My Road to Docker: Traefik

My Road to Docker – Part 1: My Web Stack

This post may contain affiliate links. Please see the disclaimer for more information.

This post is part of a series on this project. Here is the series so far:


I’ve been following and using Docker since it’s early days. I think 0.6 was one of the first releases I tried. That said, I’ve never actually had that much luck getting it deployed on meaningful parts of my infrastructure. Usually, I would start some new deployment of something with the intention of using Docker. Then I’d hit some issue which made it difficult (or at least more difficult than it should be). Either that, or I’d run some Docker containers as a testing deployment for a while and then pull them down. It’s safe to say my road to Docker has been long, winding and full of potholes!

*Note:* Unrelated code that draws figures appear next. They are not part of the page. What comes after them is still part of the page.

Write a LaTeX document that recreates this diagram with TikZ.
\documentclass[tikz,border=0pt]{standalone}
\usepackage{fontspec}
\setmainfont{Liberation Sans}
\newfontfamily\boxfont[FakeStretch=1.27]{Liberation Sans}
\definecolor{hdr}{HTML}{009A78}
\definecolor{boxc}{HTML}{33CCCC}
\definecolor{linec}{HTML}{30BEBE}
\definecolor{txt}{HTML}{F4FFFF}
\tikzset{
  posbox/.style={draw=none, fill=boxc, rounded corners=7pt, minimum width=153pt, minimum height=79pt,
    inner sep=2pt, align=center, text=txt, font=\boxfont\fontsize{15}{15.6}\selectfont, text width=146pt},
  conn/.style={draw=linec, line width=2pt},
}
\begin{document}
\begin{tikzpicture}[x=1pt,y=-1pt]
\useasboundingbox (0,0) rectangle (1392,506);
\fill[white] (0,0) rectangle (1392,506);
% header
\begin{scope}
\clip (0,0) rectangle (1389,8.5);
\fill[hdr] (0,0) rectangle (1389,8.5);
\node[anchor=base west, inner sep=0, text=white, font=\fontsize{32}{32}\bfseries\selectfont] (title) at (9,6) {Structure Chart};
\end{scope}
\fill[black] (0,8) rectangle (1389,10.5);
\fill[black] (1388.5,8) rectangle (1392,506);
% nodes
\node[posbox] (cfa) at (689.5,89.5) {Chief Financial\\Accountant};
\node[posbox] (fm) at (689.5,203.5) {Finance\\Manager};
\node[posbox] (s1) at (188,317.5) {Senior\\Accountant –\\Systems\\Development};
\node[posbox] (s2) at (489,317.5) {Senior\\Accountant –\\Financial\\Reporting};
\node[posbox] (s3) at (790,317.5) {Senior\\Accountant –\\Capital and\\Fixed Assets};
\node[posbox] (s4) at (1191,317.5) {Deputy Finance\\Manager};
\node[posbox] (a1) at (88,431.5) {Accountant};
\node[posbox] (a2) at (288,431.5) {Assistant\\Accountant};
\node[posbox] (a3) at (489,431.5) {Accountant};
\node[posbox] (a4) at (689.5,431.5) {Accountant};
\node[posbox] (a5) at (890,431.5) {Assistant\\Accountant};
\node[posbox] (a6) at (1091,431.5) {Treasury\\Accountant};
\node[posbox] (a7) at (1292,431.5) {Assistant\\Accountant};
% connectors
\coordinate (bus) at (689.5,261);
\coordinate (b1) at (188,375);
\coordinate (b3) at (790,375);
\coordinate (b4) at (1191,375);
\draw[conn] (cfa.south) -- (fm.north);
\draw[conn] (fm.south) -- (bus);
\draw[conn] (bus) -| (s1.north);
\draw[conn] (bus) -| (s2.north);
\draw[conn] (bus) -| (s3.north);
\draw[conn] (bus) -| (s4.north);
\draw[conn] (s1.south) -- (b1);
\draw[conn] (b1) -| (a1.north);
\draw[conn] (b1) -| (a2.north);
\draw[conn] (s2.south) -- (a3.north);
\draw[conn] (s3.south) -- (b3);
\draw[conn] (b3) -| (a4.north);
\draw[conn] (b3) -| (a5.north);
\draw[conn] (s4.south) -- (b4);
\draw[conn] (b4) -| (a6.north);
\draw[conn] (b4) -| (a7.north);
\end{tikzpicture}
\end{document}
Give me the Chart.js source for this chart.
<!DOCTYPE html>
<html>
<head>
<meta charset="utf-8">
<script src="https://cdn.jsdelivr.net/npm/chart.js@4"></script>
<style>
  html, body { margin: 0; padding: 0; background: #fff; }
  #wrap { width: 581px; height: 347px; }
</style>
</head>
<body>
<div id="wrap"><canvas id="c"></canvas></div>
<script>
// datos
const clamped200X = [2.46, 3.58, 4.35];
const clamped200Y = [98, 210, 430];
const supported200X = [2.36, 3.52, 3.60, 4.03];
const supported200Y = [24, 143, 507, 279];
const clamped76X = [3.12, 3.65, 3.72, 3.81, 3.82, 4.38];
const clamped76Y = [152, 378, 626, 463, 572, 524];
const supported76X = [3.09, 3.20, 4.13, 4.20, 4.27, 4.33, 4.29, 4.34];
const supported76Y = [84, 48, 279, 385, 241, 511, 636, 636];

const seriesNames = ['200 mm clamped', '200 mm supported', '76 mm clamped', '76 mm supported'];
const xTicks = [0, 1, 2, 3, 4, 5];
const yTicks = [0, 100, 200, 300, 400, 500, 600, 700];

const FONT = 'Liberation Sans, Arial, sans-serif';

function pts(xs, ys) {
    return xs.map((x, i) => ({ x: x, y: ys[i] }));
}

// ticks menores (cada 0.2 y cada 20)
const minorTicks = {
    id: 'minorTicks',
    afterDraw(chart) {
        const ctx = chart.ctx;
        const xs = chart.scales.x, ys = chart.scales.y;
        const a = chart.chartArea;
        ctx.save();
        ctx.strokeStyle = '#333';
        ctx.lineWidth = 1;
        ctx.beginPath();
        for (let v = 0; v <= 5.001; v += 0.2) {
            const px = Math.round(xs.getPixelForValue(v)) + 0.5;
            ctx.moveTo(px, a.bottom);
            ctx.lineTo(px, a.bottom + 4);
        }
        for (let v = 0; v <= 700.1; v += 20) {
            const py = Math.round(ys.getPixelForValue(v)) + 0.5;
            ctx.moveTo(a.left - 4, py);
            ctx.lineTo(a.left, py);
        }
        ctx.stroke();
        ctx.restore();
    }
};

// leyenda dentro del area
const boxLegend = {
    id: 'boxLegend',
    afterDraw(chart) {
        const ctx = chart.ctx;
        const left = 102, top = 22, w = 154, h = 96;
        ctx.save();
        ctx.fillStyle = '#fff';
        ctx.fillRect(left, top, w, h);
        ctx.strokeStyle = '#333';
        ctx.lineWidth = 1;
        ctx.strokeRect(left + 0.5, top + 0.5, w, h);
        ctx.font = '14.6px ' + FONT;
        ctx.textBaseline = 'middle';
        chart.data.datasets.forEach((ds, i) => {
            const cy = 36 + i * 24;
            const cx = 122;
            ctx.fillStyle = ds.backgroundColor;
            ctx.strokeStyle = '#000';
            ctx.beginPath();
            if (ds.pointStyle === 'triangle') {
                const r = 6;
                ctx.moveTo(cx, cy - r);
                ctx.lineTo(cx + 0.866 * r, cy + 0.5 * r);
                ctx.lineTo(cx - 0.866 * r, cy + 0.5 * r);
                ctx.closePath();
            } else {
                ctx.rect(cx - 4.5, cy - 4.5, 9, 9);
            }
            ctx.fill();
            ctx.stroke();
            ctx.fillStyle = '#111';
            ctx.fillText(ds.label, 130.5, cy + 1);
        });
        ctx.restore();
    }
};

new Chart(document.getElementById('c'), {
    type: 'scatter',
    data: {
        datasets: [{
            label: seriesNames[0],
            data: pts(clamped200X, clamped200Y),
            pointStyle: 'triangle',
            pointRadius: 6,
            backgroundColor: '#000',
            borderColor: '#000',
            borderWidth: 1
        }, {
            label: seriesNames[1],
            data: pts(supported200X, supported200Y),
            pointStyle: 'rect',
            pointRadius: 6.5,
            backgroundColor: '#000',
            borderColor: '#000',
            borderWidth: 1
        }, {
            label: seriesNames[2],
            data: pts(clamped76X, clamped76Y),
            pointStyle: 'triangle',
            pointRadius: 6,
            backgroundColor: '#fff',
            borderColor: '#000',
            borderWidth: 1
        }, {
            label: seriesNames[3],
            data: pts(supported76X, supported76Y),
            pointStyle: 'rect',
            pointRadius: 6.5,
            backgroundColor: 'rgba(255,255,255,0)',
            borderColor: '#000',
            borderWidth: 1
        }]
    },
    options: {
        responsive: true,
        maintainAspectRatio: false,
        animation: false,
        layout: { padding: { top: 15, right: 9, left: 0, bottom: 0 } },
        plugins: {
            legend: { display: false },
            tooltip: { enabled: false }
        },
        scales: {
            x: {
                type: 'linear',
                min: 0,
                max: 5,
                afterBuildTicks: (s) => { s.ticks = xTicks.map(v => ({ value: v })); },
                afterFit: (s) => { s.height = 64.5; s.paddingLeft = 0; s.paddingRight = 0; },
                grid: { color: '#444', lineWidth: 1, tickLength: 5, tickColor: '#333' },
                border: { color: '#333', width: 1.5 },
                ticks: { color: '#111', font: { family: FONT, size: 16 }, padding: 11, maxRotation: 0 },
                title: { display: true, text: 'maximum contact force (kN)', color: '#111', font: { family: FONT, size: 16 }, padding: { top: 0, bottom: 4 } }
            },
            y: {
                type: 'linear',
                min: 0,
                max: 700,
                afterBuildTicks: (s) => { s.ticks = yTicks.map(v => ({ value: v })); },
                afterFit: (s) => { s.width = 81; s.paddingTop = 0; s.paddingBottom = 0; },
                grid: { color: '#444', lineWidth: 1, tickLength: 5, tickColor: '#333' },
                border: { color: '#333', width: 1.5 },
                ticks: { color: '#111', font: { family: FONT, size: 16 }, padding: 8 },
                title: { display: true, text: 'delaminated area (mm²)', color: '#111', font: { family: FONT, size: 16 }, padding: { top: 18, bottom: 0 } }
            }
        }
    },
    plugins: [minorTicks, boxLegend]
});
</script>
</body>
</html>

Recently, I’ve been giving my infrastructure choices more thought. My main goals are that I want to reduce maintenance and keep the high level of separation and security I have between my different services. As detailed in my last post on my self hosting setup, I’ve been using LXD fairly successfully. The problem with this is really that LXD containers are more like virtual machines. Each container is a little Linux system which needs to be kept up to date, monitored and generally looked after. When you have one container per service this becomes a chore. In actuality I don’t have one LXD container per service. Instead I group dependent services such as databases with their parent. However, I’ve still ended up with quite a few containers.

Decisions, decisions…

I really like the separation I’m able to have by keeping my LXD containers on separate VLANs. Docker does support this via macvlan, but the last time I played with it I had to manually assign IPs to each container. It looks like Docker will now do this automatically. However, it allocates from it’s own IP pool and won’t use your DHCP server. This means I can’t assign IPs from my Pfsense firewall. Also having one public (LAN) IP per Docker service kinda sucks and I also don’t want to rely on just one project for the security of my system.

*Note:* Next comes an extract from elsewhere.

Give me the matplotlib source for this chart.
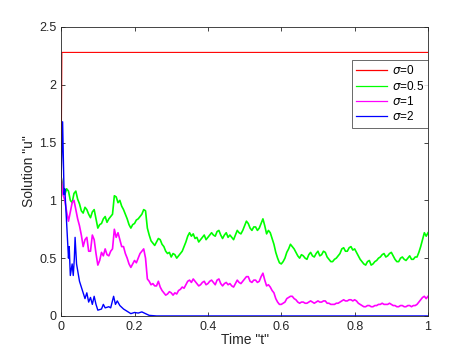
import numpy as np
import matplotlib
matplotlib.use("Agg")
import matplotlib.pyplot as plt
from matplotlib.ticker import FormatStrFormatter

plt.rcParams['font.family'] = ['Liberation Sans', 'DejaVu Sans']

# ---- data ----
t = np.round(np.arange(0, 1.0001, 0.005), 3)

red_t = [0.0, 0.002, 1.0]
red_u = [1.20, 2.28, 2.28]

green_u = [
    1.20, 1.12, 1.05, 1.10, 1.08, 1.00, 0.98, 1.06, 1.08, 1.01,
    0.97, 0.91, 0.89, 0.94, 0.92, 0.88, 0.85, 0.90, 0.92, 0.84,
    0.76, 0.79, 0.80, 0.84, 0.86, 0.81, 0.84, 0.86, 0.88, 1.04,
    1.03, 0.98, 1.00, 0.95, 0.92, 0.88, 0.84, 0.79, 0.76, 0.79,
    0.80, 0.83, 0.84, 0.86, 0.88, 0.92, 0.91, 0.76, 0.70, 0.65,
    0.63, 0.61, 0.64, 0.67, 0.66, 0.62, 0.60, 0.56, 0.54, 0.55,
    0.51, 0.54, 0.53, 0.50, 0.52, 0.54, 0.56, 0.60, 0.64, 0.69,
    0.72, 0.69, 0.71, 0.67, 0.68, 0.64, 0.66, 0.68, 0.70, 0.66,
    0.68, 0.70, 0.72, 0.70, 0.69, 0.73, 0.74, 0.70, 0.67, 0.70,
    0.72, 0.68, 0.70, 0.68, 0.66, 0.70, 0.74, 0.72, 0.71, 0.74,
    0.78, 0.82, 0.80, 0.76, 0.74, 0.77, 0.77, 0.74, 0.76, 0.80,
    0.84, 0.78, 0.71, 0.74, 0.72, 0.67, 0.62, 0.55, 0.50, 0.46,
    0.45, 0.47, 0.50, 0.55, 0.58, 0.62, 0.60, 0.58, 0.55, 0.52,
    0.50, 0.53, 0.52, 0.50, 0.49, 0.53, 0.55, 0.52, 0.51, 0.54,
    0.56, 0.52, 0.53, 0.56, 0.55, 0.51, 0.49, 0.47, 0.47, 0.49,
    0.50, 0.52, 0.54, 0.58, 0.59, 0.56, 0.56, 0.59, 0.60, 0.57,
    0.58, 0.55, 0.52, 0.49, 0.47, 0.45, 0.44, 0.47, 0.48, 0.44,
    0.45, 0.47, 0.48, 0.50, 0.51, 0.53, 0.54, 0.51, 0.52, 0.54,
    0.55, 0.52, 0.49, 0.47, 0.47, 0.50, 0.51, 0.49, 0.48, 0.50,
    0.52, 0.49, 0.49, 0.51, 0.51, 0.55, 0.60, 0.66, 0.72, 0.69,
    0.72]

magenta_u = [
    1.20, 1.05, 1.00, 0.90, 0.82, 0.90, 0.98, 1.00, 0.92, 0.84,
    0.78, 0.70, 0.60, 0.66, 0.68, 0.56, 0.56, 0.70, 0.66, 0.54,
    0.44, 0.48, 0.55, 0.52, 0.58, 0.53, 0.52, 0.56, 0.58, 0.75,
    0.68, 0.72, 0.66, 0.60, 0.60, 0.54, 0.50, 0.45, 0.42, 0.45,
    0.48, 0.46, 0.50, 0.54, 0.56, 0.58, 0.50, 0.32, 0.30, 0.27,
    0.28, 0.26, 0.26, 0.30, 0.25, 0.22, 0.20, 0.18, 0.19, 0.21,
    0.20, 0.18, 0.20, 0.19, 0.22, 0.23, 0.25, 0.24, 0.27, 0.30,
    0.31, 0.29, 0.32, 0.30, 0.28, 0.26, 0.27, 0.29, 0.30, 0.27,
    0.28, 0.30, 0.31, 0.29, 0.27, 0.31, 0.32, 0.28, 0.26, 0.28,
    0.29, 0.27, 0.28, 0.26, 0.25, 0.28, 0.31, 0.29, 0.28, 0.30,
    0.32, 0.34, 0.34, 0.30, 0.29, 0.31, 0.31, 0.29, 0.30, 0.34,
    0.37, 0.31, 0.26, 0.27, 0.25, 0.22, 0.20, 0.15, 0.12, 0.10,
    0.10, 0.11, 0.12, 0.15, 0.16, 0.17, 0.17, 0.15, 0.14, 0.12,
    0.11, 0.12, 0.12, 0.11, 0.11, 0.12, 0.13, 0.12, 0.11, 0.12,
    0.13, 0.12, 0.12, 0.13, 0.13, 0.11, 0.11, 0.10, 0.10, 0.10,
    0.11, 0.11, 0.12, 0.13, 0.14, 0.13, 0.13, 0.14, 0.14, 0.13,
    0.14, 0.13, 0.11, 0.10, 0.09, 0.08, 0.08, 0.09, 0.09, 0.08,
    0.08, 0.09, 0.09, 0.10, 0.10, 0.11, 0.10, 0.10, 0.10, 0.11,
    0.10, 0.09, 0.09, 0.08, 0.08, 0.09, 0.09, 0.08, 0.08, 0.09,
    0.09, 0.08, 0.09, 0.09, 0.10, 0.12, 0.14, 0.16, 0.17, 0.15,
    0.17]

blue_t = [0.0, 0.004, 0.008, 0.010, 0.015, 0.020, 0.022, 0.025, 0.030, 0.033,
          0.036, 0.038, 0.042, 0.050, 0.060, 0.065, 0.070, 0.075, 0.080, 0.085,
          0.090, 0.095, 0.100, 0.110, 0.115, 0.120, 0.130, 0.135, 0.143, 0.148,
          0.153, 0.160, 0.170, 0.180, 0.190, 0.200, 0.210, 0.220, 0.230, 0.240,
          0.260, 1.0]
blue_u = [1.20, 1.68, 1.05, 1.10, 0.80, 0.50, 0.60, 0.35, 0.45, 0.35,
          0.50, 0.68, 0.45, 0.30, 0.20, 0.15, 0.20, 0.12, 0.16, 0.10,
          0.17, 0.10, 0.05, 0.06, 0.10, 0.07, 0.08, 0.07, 0.17, 0.10,
          0.13, 0.09, 0.06, 0.04, 0.02, 0.03, 0.025, 0.035, 0.02, 0.005,
          0.0, 0.0]

labels = [r'$\sigma$=0', r'$\sigma$=0.5', r'$\sigma$=1', r'$\sigma$=2']

# ---- figure ----
fig = plt.figure(figsize=(4.74, 3.55), dpi=100)
ax = fig.add_axes([0.129, 0.110, 0.774, 0.814])

ax.plot(red_t, red_u, color=(1, 0, 0), lw=0.8, label=labels[0])
ax.plot(t, green_u, color=(0, 1, 0), lw=1.2, label=labels[1])
ax.plot(t, magenta_u, color=(1, 0, 1), lw=1.2, label=labels[2])
ax.plot(blue_t, blue_u, color=(0, 0, 1), lw=1.0, label=labels[3])

ax.set_xlim(0, 1)
ax.set_ylim(0, 2.5)
ax.set_xticks([0, 0.2, 0.4, 0.6, 0.8, 1])
ax.set_yticks([0, 0.5, 1, 1.5, 2, 2.5])
ax.xaxis.set_major_formatter(FormatStrFormatter('%g'))
ax.yaxis.set_major_formatter(FormatStrFormatter('%g'))
ax.tick_params(direction='in', top=True, right=True, length=3,
               labelsize=9, colors='#262626', width=0.6)
for s in ax.spines.values():
    s.set_color('#262626')
    s.set_linewidth(0.6)

ax.set_xlabel('Time "t"', fontsize=10, color='#262626', labelpad=0)
ax.set_ylabel('Solution "u"', fontsize=10, color='#262626', labelpad=2)

leg = ax.legend(loc='upper right', bbox_to_anchor=(1.0, 0.885), fontsize=8.5,
                frameon=True, fancybox=False, edgecolor='#262626',
                handlelength=2.6, borderpad=0.35, labelspacing=0.2,
                handletextpad=0.4, borderaxespad=0)
leg.get_frame().set_linewidth(0.6)
for line in leg.get_lines():
    line.set_linewidth(0.9)

fig.savefig('out.png', dpi=100)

Additionally, I have the need to run at least one VM anyway for my virtualised Pfsense firewall. This brings me to the idea of running Docker inside VMs. Each VM can be assigned to the relevant VLAN interface and get it’s IP from DHCP. I also get the benefit of two levels of isolation using different technologies. I haven’t yet decided on whether to use Proxmox or Ubuntu Server+Libvirt+Cockpit for the host systems. Hopefully this will be the subject of a future post.

On To Today

All the above is pretty much background, because I actually don’t want to talk about my locally hosted stuff today. Instead I’m going to talk about my stuff in the cloud – specifically the hosting for this site.

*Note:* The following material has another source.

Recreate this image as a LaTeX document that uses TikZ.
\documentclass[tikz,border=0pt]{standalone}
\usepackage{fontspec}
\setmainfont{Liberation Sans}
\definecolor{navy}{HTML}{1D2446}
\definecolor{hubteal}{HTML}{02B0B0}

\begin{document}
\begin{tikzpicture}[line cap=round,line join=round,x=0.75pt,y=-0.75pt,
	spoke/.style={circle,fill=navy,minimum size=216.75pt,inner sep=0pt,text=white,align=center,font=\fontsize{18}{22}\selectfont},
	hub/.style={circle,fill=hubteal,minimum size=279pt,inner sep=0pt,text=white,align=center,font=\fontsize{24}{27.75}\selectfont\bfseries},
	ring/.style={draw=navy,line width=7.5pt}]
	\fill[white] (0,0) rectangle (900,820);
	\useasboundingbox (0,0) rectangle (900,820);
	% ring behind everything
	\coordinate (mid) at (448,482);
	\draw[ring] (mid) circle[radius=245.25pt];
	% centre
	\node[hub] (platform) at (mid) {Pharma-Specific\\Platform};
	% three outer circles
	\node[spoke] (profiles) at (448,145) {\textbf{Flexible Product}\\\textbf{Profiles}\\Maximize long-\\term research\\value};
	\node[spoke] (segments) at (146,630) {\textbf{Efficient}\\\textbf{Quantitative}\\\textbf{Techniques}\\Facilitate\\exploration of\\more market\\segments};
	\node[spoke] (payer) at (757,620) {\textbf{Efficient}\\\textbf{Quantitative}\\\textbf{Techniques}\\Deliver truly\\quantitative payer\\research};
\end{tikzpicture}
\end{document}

I’ve used Linode since around 2011 when I set up my self hosted mail server. Since this time, I’ve hosted this site on a fairly standard LAMP setup on that same server. The mail server install is now getting on a bit, but being CentOS based it’s all still supported for updates until next year. However, in preparation for re-building the mail server I decided to move the web stuff out onto another server and run it in Docker. This basically gives me the same setup of Docker-on-VM as I have on my local infrastructure. Just the hypervisor UI differs – it’s all KVM underneath.

Since I was moving the site to a new server, I also decided to move closer to my audience. According to my Matomo statistics this is predominantly US based. To this end I span up a new $5 Linode (Nanode), running Ubuntu 18.04 in their New Jersey datacenter. This should also be pretty fast for European visitors (to be honest it’s lightning fast even from NZ).

Getting Going

After doing some pretty standard first 10 minutes on a server stuff, I set about installing Docker. Instead of installing via my usual method of adding the APT repository I decided to see how installing from a Snap would work in production:

A few seconds later Docker was installed. However, I ran into a wrinkle when trying to add myself to the Docker group. Basically, it wouldn’t allow me to run Docker commands without root access (still). The solution is to add the Docker group before installing the Snap, so I removed it, added the group and reinstalled. So full instructions for installing Docker via Snap should more accurately be:

Stacking Containers

I’d resolved to install the blog inside the official WordPress container and connect use mariadb for the database. Since I was moving my install over, it was slightly more complex than it would be for a clean install, but this article put me on the right track.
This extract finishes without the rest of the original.